• _Problem requirements_: Copy each line containing the word "this" from the records that follow, please.

· · · · · · ·

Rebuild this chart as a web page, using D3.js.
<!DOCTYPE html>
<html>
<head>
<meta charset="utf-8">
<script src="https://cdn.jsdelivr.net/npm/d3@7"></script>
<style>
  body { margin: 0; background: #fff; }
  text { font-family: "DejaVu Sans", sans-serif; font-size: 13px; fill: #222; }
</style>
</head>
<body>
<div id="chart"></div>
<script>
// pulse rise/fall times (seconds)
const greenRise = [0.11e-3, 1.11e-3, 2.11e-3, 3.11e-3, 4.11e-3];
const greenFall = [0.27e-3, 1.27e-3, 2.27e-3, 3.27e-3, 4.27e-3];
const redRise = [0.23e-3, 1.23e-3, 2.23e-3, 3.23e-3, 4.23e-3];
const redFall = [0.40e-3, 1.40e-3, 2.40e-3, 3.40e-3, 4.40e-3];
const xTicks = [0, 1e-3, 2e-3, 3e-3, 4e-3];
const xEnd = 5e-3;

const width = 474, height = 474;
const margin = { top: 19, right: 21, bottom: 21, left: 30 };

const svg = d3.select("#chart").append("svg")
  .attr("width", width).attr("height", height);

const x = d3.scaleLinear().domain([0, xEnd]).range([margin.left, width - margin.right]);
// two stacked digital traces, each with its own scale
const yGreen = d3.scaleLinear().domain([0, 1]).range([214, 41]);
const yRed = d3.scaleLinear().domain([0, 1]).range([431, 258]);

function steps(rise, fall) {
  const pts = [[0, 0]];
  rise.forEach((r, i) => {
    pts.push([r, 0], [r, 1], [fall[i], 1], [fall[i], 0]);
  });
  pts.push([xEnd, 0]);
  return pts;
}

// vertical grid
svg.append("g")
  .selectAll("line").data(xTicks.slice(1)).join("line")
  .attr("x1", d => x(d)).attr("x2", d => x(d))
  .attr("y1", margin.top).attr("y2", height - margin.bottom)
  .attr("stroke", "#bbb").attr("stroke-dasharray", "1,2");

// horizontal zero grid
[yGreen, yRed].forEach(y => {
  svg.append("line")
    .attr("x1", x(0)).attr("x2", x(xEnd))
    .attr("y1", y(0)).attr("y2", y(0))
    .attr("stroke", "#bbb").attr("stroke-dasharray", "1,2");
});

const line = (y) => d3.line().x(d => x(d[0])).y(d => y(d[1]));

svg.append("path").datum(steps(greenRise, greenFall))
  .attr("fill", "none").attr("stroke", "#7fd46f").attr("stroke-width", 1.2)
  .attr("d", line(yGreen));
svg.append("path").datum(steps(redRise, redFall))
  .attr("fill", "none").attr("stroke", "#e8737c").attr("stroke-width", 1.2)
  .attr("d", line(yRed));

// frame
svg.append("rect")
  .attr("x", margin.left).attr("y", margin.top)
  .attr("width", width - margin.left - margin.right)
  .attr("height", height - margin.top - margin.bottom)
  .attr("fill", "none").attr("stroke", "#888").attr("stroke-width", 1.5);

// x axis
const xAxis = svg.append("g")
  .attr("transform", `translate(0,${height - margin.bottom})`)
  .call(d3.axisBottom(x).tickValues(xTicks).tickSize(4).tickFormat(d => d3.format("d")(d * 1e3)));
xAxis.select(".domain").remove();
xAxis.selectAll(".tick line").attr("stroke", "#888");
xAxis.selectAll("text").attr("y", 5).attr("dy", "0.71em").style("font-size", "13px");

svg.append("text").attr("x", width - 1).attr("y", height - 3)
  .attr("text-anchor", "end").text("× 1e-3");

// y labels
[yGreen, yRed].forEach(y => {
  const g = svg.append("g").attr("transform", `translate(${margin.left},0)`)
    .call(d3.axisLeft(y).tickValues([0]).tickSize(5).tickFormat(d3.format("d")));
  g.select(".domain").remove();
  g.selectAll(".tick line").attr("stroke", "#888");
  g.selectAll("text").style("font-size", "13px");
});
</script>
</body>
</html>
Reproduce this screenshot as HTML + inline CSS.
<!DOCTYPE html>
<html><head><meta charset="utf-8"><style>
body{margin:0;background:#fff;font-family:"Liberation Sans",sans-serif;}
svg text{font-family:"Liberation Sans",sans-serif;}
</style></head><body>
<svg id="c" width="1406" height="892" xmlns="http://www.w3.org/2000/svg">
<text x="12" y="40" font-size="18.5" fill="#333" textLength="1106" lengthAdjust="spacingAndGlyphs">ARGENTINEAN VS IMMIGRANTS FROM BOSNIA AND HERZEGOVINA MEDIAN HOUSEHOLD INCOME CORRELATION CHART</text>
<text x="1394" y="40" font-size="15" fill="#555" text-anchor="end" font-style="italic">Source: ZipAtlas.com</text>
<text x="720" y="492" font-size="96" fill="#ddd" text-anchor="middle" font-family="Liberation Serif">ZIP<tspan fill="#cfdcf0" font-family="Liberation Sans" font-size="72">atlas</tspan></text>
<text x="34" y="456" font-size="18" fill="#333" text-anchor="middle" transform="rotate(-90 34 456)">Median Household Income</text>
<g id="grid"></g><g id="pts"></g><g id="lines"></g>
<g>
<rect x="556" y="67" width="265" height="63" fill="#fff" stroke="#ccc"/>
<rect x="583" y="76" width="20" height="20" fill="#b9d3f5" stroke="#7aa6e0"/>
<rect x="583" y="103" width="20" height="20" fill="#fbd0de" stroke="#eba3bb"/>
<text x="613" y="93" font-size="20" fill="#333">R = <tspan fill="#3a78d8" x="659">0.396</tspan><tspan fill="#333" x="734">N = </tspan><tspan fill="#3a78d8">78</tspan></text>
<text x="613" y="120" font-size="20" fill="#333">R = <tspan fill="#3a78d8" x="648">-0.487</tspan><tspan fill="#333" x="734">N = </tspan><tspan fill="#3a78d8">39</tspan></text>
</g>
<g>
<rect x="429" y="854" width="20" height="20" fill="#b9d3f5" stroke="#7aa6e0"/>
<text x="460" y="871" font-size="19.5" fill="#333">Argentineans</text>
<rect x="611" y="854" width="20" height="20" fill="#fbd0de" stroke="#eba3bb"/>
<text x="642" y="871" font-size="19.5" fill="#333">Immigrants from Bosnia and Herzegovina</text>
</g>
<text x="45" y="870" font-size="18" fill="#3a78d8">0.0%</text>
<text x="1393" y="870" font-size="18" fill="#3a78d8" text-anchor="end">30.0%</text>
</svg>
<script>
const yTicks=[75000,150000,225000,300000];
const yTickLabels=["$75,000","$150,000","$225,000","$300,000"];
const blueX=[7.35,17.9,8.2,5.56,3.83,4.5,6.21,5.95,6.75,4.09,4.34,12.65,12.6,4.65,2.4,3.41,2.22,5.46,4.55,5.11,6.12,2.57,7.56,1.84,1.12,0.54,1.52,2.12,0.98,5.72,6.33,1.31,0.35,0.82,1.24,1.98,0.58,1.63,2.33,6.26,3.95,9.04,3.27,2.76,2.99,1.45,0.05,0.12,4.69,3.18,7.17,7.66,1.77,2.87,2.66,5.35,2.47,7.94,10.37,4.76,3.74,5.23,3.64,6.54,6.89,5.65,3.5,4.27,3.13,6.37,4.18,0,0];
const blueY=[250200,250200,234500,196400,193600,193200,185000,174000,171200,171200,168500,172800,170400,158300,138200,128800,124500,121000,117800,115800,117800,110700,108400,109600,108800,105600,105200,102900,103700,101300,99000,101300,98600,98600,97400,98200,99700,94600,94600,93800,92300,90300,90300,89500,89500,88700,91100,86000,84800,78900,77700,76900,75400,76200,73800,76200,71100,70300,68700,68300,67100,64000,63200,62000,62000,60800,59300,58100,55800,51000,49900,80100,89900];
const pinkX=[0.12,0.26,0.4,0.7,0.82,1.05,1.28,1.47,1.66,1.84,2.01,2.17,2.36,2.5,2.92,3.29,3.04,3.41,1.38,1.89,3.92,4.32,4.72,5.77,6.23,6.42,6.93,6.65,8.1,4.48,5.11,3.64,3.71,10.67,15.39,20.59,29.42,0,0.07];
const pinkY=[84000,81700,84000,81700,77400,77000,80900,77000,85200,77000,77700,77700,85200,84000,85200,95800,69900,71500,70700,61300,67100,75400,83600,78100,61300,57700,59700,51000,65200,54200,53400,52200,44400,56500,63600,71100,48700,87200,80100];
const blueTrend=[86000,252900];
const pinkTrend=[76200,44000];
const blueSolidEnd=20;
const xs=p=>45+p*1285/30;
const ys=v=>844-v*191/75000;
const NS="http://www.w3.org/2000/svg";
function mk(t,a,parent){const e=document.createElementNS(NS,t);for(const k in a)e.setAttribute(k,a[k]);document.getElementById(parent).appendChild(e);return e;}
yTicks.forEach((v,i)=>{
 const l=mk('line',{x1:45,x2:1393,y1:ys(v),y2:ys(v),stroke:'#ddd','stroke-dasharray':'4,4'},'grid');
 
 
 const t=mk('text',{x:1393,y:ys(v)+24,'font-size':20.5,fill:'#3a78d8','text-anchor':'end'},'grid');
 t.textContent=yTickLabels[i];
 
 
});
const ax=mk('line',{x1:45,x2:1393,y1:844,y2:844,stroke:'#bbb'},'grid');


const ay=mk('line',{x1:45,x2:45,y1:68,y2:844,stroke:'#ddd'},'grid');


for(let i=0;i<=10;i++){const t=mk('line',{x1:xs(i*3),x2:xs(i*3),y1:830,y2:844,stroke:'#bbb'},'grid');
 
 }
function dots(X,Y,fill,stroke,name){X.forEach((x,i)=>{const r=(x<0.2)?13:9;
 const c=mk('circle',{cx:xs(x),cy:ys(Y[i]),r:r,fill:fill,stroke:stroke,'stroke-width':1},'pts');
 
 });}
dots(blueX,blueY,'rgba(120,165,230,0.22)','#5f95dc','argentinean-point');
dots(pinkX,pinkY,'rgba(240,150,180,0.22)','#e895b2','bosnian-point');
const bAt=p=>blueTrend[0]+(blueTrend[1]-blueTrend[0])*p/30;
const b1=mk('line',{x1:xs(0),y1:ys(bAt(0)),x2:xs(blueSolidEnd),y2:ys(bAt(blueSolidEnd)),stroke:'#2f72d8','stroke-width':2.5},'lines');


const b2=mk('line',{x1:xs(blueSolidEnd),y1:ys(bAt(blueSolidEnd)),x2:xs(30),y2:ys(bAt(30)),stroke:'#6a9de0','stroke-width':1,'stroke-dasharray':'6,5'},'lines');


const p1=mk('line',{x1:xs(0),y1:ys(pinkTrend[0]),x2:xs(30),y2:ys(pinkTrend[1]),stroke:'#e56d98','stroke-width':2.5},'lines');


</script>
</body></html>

· · · · · · ·

• _Exercise answer_:
Rebuild this chart as a web page, using D3.js.
Reproduce this screenshot as HTML + inline CSS.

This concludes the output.